Interview: BIM Engineer (Structural) – Bharvi Shah

In this month’s article we are going to give an insight into working with LSY Engineering Consultants Ltd as a structural BIM engineer.

Why you got back into engineering

I studied Chemical Engineering at Loughborough University and I chose this degree simply because I had always been passionate about engineering and at the time I felt like Chemical Engineering suited me the most. I never had a specific or set plan of what I wanted to do, but I wanted to be working in an industry where I would always have room to grow and learn new things.

During university I took a year long placement where I worked at Pirelli Tyres as part of their Project Engineering Team. I found this so interesting and had a very helpful and friendly team to work with. I vastly improved my AutoCAD skills which later helped me in my final year of university and in my job right now.

After graduating, I knew I wanted to live in London and quickly realised that a lot of the roles I thought I wanted to do were not in London. I then took a leap of faith in a role in recruitment where my niche was the Irish Construction Industry. I’m glad I did this, because it greatly improved my communication, resilience and problem-solving skills whilst also improving my confidence which helped me in my personal life too.

Although I felt like something was missing, I wanted to challenge myself, I wanted a more dynamic role working as an engineer and have the balance of being on site, in the office and meeting new people. I finally decided to take that step and started working at LSY.

What it’s been like jumping into a new industry

In the start it was a bit overwhelming but mostly exciting – it was a massive learning curve but it was a challenge I wanted to take for my own personal and career growth. As time went on I found I could already apply my existing skillset to this industry and I started picking up bits at a much faster pace than I had expected. I tend to work well under pressure and manage to keep calm in stressful situations which has definitely made this process easier for me.

Chemical engineering compared to structural engineering

There have been some modules I learnt that were relevant to structural engineering making it less foreign to me – and I believe with engineering it’s more about how the mind works – how you can apply your existing knowledge to solve problems. So while you are dealing with different situations in a different environment you are still using the same engineering concepts and ideas.

When I started working at LSY I focused on the BIM side of things, in terms of software, I was already comfortable using AutoCAD as I had experience with it during my degree and work placement so this made it easier for me to pick up on using Revit.

Difference between recruitment industry and engineering.

The main difference is with engineering you are able to see the results of your work from the start till the end of a project – and you know what to expect for the end result as you are working alongside a team where you are all collectively part of the decision-making process. In recruitment however, you can’t predict when or if you will see the end result in the work you put in, sometimes the candidates you have put through may not get a role, sometimes it might be weeks or months before your candidate gets a response or a job offer and sometimes the process may move quickly and you have a response within a week. While you have some control over the process, a large part tends to be quite unpredictable.

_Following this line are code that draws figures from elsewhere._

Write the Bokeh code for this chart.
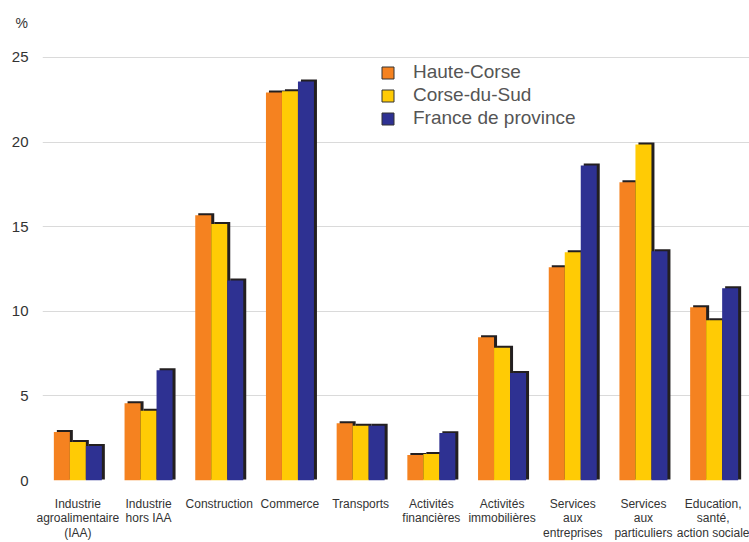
from bokeh.plotting import figure
from bokeh.models import ColumnDataSource, FactorRange, Range1d, FixedTicker, Legend, LegendItem
from bokeh.transform import dodge
from bokeh.embed import file_html
from bokeh.resources import INLINE

categories = [
    "Industrie\nagroalimentaire\n(IAA)",
    "Industrie\nhors IAA",
    "Construction",
    "Commerce",
    "Transports",
    "Activités\nfinancières",
    "Activités\nimmobilières",
    "Services\naux\nentreprises",
    "Services\naux\nparticuliers",
    "Education,\nsanté,\naction sociale",
]
series_names = ["Haute-Corse", "Corse-du-Sud", "France de province"]
haute_corse = [2.86, 4.57, 15.67, 22.93, 3.39, 1.50, 8.47, 12.60, 17.62, 10.24]
corse_du_sud = [2.27, 4.12, 15.16, 23.01, 3.23, 1.57, 7.84, 13.49, 19.86, 9.47]
france_province = [2.04, 6.52, 11.82, 23.58, 3.23, 2.80, 6.36, 18.62, 13.55, 11.36]
y_ticks = [0, 5, 10, 15, 20, 25]

colors = ["#F58220", "#FFCB05", "#2E3192"]
shadow_color = "#231F20"

FRAME_W = 707
CAT_PX = FRAME_W / len(categories)
BAR_W = 16 / CAT_PX
PX_PER_UNIT = 16.94
SH_DX = 3 / CAT_PX
SH_DY = 2 / PX_PER_UNIT
TOP_PAD = 10 / PX_PER_UNIT          # blank space above the 25 line

p = figure(
    x_range=FactorRange(*categories, range_padding=0),
    y_range=Range1d(0, y_ticks[-1] + TOP_PAD),
    width=749, height=542,
    output_backend="svg", toolbar_location=None,
    min_border_left=42, min_border_right=0, min_border_top=46, min_border_bottom=62,
)
p.outline_line_color = None
p.background_fill_color = "white"
p.border_fill_color = "white"

all_series = [haute_corse, corse_du_sud, france_province]
offsets = [-BAR_W, 0.0, BAR_W]
data = {"cat": categories}
for i, s in enumerate(all_series):
    data[f"v{i}"] = s
    data[f"s{i}"] = [v + SH_DY for v in s]
src = ColumnDataSource(data)

for i in range(3):
    p.vbar(x=dodge("cat", offsets[i] + SH_DX, range=p.x_range), top=f"s{i}",
           bottom=SH_DY * 0.5, width=BAR_W, fill_color=shadow_color, line_color=None, source=src)
for i in range(3):
    p.vbar(x=dodge("cat", offsets[i], range=p.x_range), top=f"v{i}", bottom=0,
           width=BAR_W, fill_color=colors[i], line_color=None, source=src)

items = []
for i, name in enumerate(series_names):
    r = p.vbar(x="x", top="top", width=0.1, fill_color=colors[i], line_color="#333333",
               line_width=1, source=ColumnDataSource(dict(x=[categories[0]], top=[float("nan")])))
    items.append(LegendItem(label=name, renderers=[r]))
legend = Legend(items=items, location=(338, 351), padding=10, margin=0, spacing=1,
                glyph_width=15, glyph_height=15, label_standoff=18, label_height=20,
                label_text_font="Liberation Sans", label_text_font_size="19px",
                label_text_color="#555555", background_fill_color="white",
                background_fill_alpha=1.0, border_line_color=None)
p.add_layout(legend, "center")

p.xgrid.grid_line_color = None
p.ygrid.grid_line_color = "#dadada"
p.ygrid.grid_line_width = 1.2
p.yaxis.ticker = FixedTicker(ticks=y_ticks)
p.yaxis.axis_line_color = None
p.yaxis.major_tick_line_color = None
p.yaxis.minor_tick_line_color = None
p.yaxis.major_label_text_font = "Liberation Sans"
p.yaxis.major_label_text_font_size = "15px"
p.yaxis.major_label_text_color = "#333333"
p.yaxis.major_label_standoff = 8

p.xaxis.axis_line_color = None
p.xaxis.major_tick_line_color = None
p.xaxis.minor_tick_line_color = None
p.xaxis.major_tick_out = 0
p.xaxis.major_label_text_font = "Liberation Sans"
p.xaxis.major_label_text_font_size = "12px"
p.xaxis.major_label_text_color = "#333333"
p.xaxis.major_label_text_line_height = 1.05
p.xaxis.major_label_standoff = 16
p.xaxis.major_label_orientation = "horizontal"

p.title.text = "%"
p.title.align = "left"
p.title.vertical_align = "top"
p.title.offset = -27
p.title.standoff = 29
p.title.text_font = "Liberation Sans"
p.title.text_font_size = "14px"
p.title.text_font_style = "normal"
p.title.text_color = "#333333"

open("out.html", "w").write(file_html(p, INLINE))
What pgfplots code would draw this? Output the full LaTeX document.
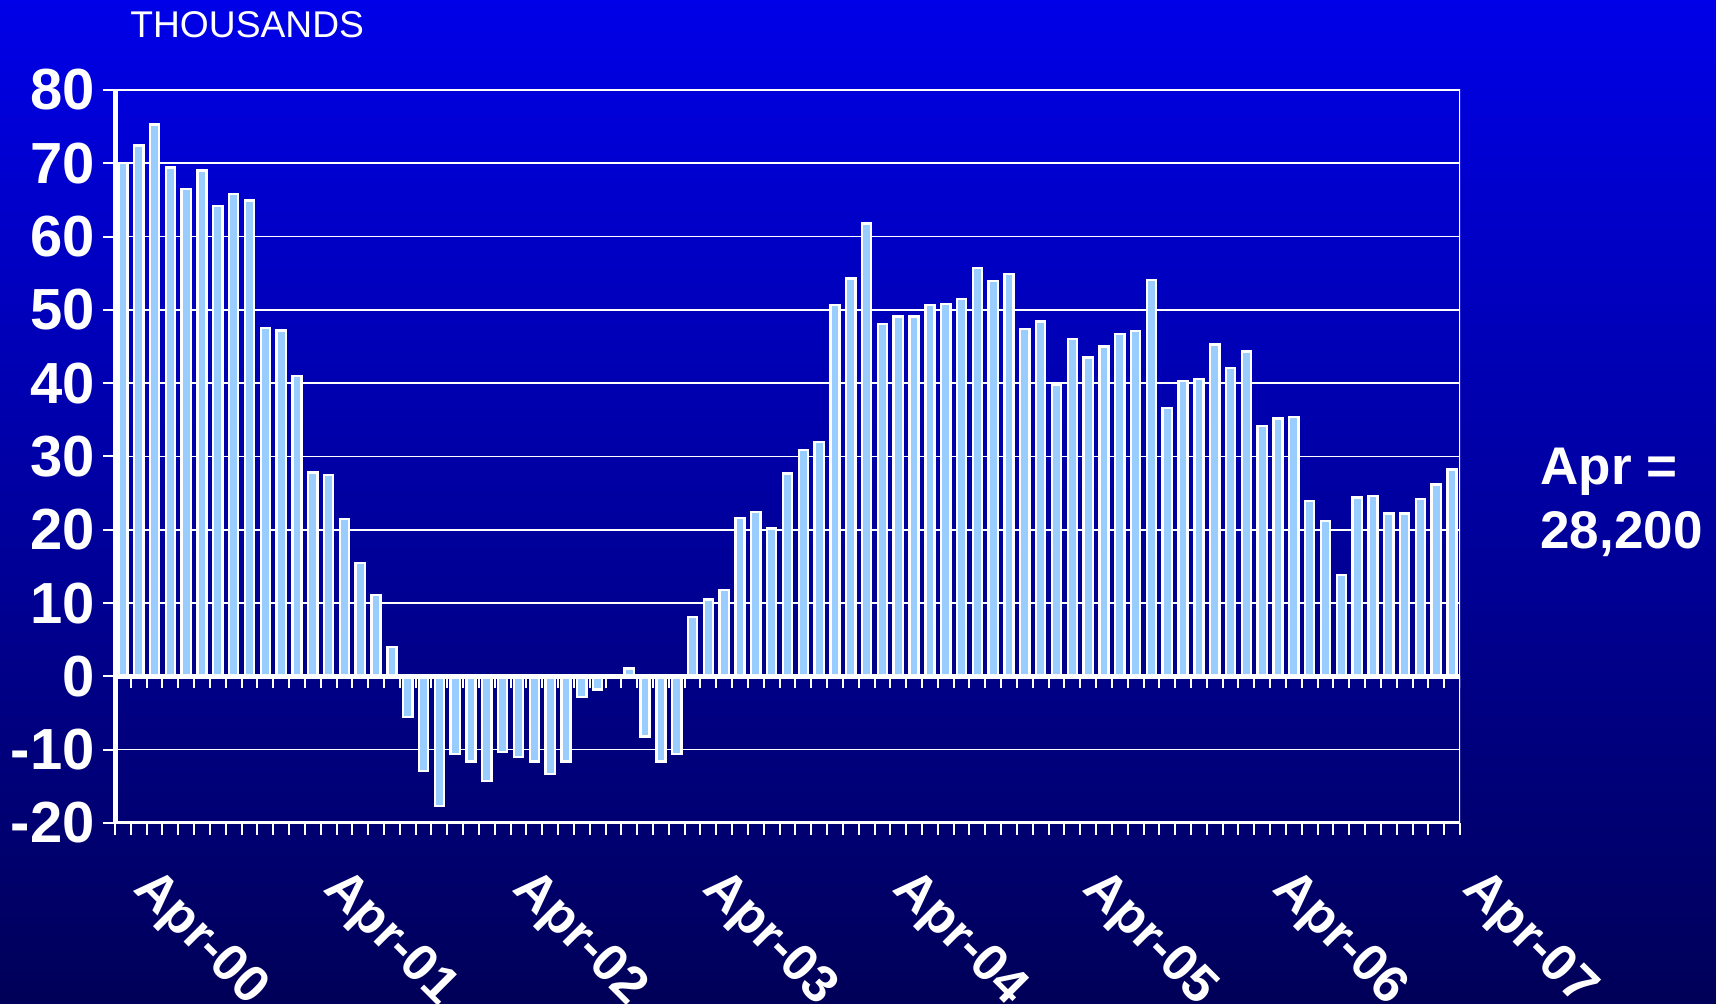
\documentclass[border=0pt]{standalone}
\usepackage{fontspec}
\setmainfont{Liberation Sans}
\usepackage{pgfplots}
\pgfplotsset{compat=1.18}
\definecolor{barblue}{RGB}{153,204,255}
\definecolor{bgtop}{RGB}{0,0,232}
\definecolor{bgbot}{RGB}{0,0,88}
\begin{document}
\begin{tikzpicture}
\shade[top color=bgtop, bottom color=bgbot] (0,0) rectangle (858pt,502pt);
\useasboundingbox (0,0) rectangle (858pt,502pt);
\begin{axis}[
  at={(57.5pt,90.5pt)}, anchor=south west,
  scale only axis, width=672.5pt, height=366.5pt,
  xmin=-0.5, xmax=84.5, ymin=-20, ymax=80,
  axis lines*=left,
  axis line style={-},
  x axis line style={white, line width=1.5pt},
  y axis line style={white, line width=2.5pt},
  xtick={0,12,...,84},
  xticklabels={Apr-00,Apr-01,Apr-02,Apr-03,Apr-04,Apr-05,Apr-06,Apr-07},
  minor xtick={-0.5,0.5,...,84.5},
  every major x tick/.append style={draw=none},
  tick align=outside,
  major tick length=6pt, minor tick length=6pt,
  tick style={white, line width=1pt},
  ytick={-20,-10,...,80},
  yticklabels={-20,-10,0,10,20,30,40,50,60,70,80},
  ymajorgrids, grid style={white, line width=0.8pt},
  yticklabel style={font=\fontsize{29}{29}\selectfont\bfseries, text=white, inner sep=1pt, xshift=-3pt},
  xticklabel style={font=\fontsize{26}{26}\selectfont\bfseries, text=white, inner sep=0pt, xshift=4.5pt, yshift=-27.5pt, rotate=-45, anchor=base west},
]
\addplot[ybar, bar width=0.58, fill=barblue, draw=white, line width=1.2pt] coordinates {
(0,70) (1,72.4) (2,75.3) (3,69.4) (4,66.5) (5,69) (6,64.2) (7,65.8) (8,64.9) (9,47.5) (10,47.2) (11,41)
(12,27.8) (13,27.5) (14,21.5) (15,15.5) (16,11.1) (17,4) (18,-5.5) (19,-12.9) (20,-17.7) (21,-10.6) (22,-11.6) (23,-14.3)
(24,-10.3) (25,-11) (26,-11.6) (27,-13.3) (28,-11.6) (29,-2.8) (30,-1.8) (31,0) (32,1.1) (33,-8.2) (34,-11.6) (35,-10.6)
(36,8.1) (37,10.5) (38,11.8) (39,21.6) (40,22.4) (41,20.2) (42,27.7) (43,30.9) (44,32) (45,50.7) (46,54.3) (47,61.8)
(48,48.1) (49,49.1) (50,49.1) (51,50.7) (52,50.8) (53,51.5) (54,55.7) (55,53.9) (56,54.9) (57,47.4) (58,48.4) (59,39.8)
(60,46) (61,43.5) (62,45) (63,46.7) (64,47.1) (65,54.1) (66,36.6) (67,40.3) (68,40.6) (69,45.3) (70,42.1) (71,44.3)
(72,34.2) (73,35.2) (74,35.4) (75,23.9) (76,21.2) (77,13.8) (78,24.4) (79,24.6) (80,22.2) (81,22.2) (82,24.2) (83,26.2) (84,28.2)
};
\draw[white, line width=2.3pt] (axis cs:-0.5,0) -- (axis cs:84.5,0);
\pgfplotsinvokeforeach{-0.5,0.5,...,84.5}{\draw[white, line width=1pt] (axis cs:#1,0) -- ++(0pt,-6pt);}
\draw[white, line width=1pt] (rel axis cs:0,1) -- (rel axis cs:1,1) -- (rel axis cs:1,0);
\end{axis}
\node[anchor=base west, inner sep=0, text=white, font=\fontsize{18.6}{18.6}\selectfont] at (65pt,483pt) {THOUSANDS};
\node[anchor=base west, inner sep=0, text=white, font=\fontsize{26.5}{26.5}\selectfont\bfseries] at (770pt,259.5pt) {Apr =};
\node[anchor=base west, inner sep=0, text=white, font=\fontsize{26.5}{26.5}\selectfont\bfseries] at (770pt,227.5pt) {28,200};
\end{tikzpicture}
\end{document}
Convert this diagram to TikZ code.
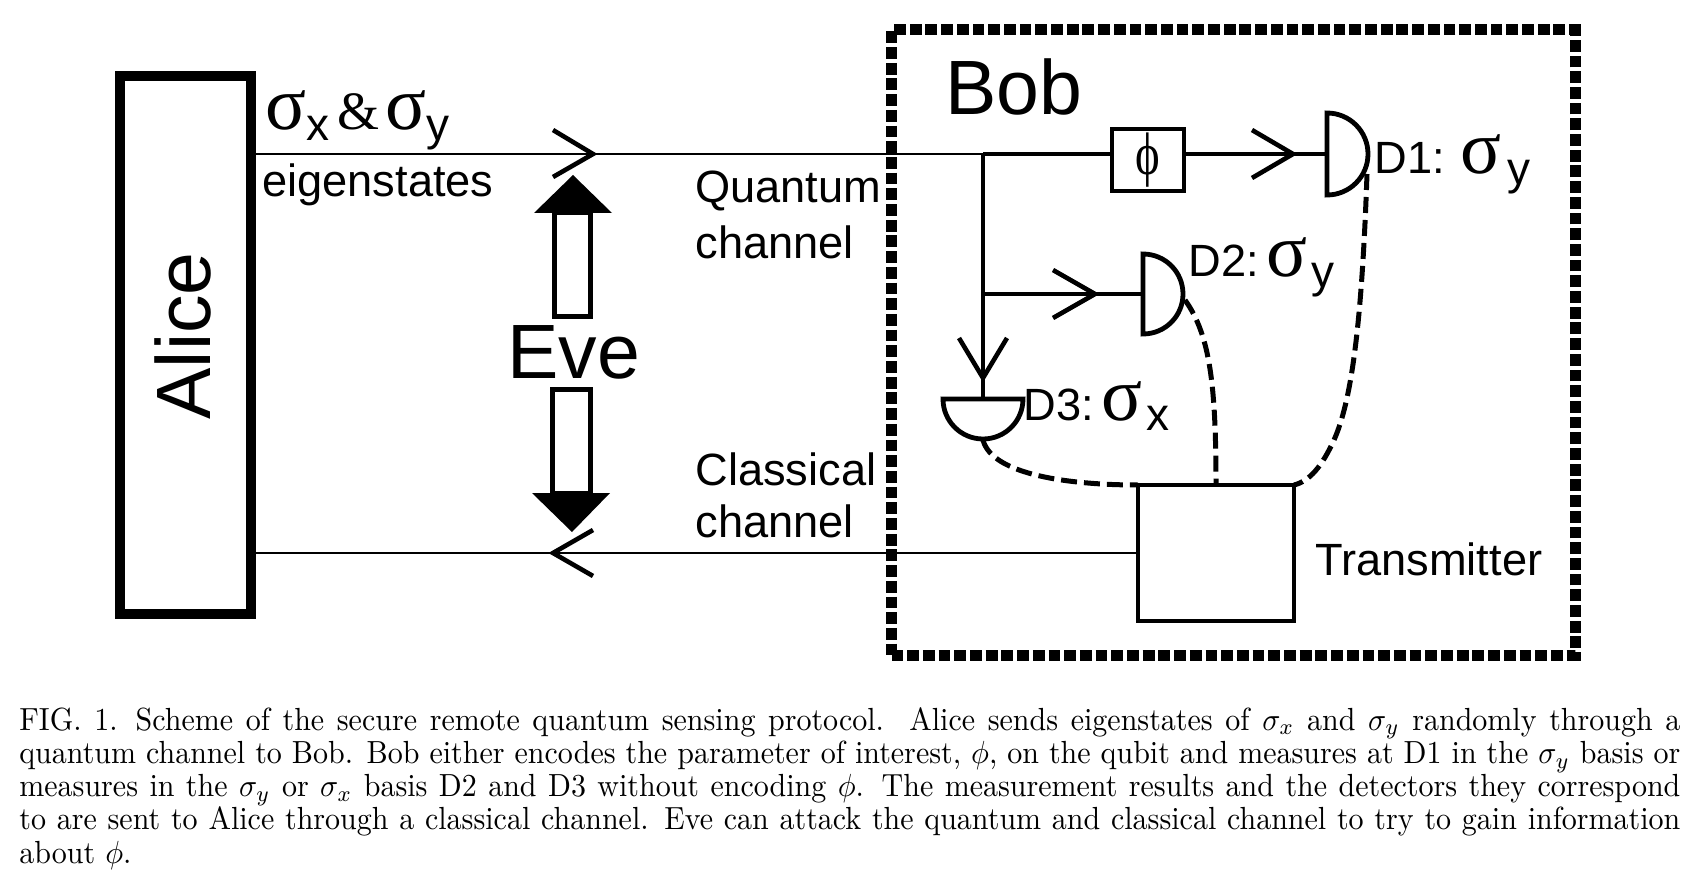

With both industries I have found you do have to be able to work well under pressure. Though there is a difference in that. With engineering it’s usually with deadlines or when you are trying to learn something new that you might not get at first, sometimes it can be frustrating, but getting past that is very important. You need to be able to manage expectations well and be organised as you are often working on multiple projects at once with multiple deadlines to meet.

In recruitment you need to learn to be resilient and handle rejection well, where I’ve found the highs are high and lows are low. You are usually under pressure from both your clients, candidates as well as internal pressure.

With both industries though, no day is the same, you are exposed to so many different and interesting people and you are able to use your skills that you’ve learnt in your day-to-day life.

How you have found a 4-day working week concept

I do really like it and prefer it to the traditional work week. It makes you work more efficiently, you are still covering the same amount of work, but you have more time in your personal life as well, giving you a better work-life balance. I find I come back to work a lot more refreshed and much more motivated.

Parts you most enjoy about the job.

I like that it is dynamic, so no day is really the same. I am able to see the projects I’m working on in-person which truly makes a great difference when trying to figure out why or how to solve the problem, and in the process meeting so many new and different people.

Another thing is apart from my role as an engineer I am able to be involved in the business as well and take initiative on items such as business development, events, marketing, financials etc and this gives me a better understanding and appreciation of the business as a whole.

It is a flexible work environment so I can choose to work from the office, a café if I’m in between site visits or even from home which accommodates you to work as efficiently as possible.

Probably the most important factor is that I am learning so much, I get a lot of support from the team at LSY who have been incredible as well as self-learning which I enjoy. I strongly believe in the concept of “Kaizen” which is a Japanese term meaning continuous improvement, which is something that the LSY team excel at and strongly support.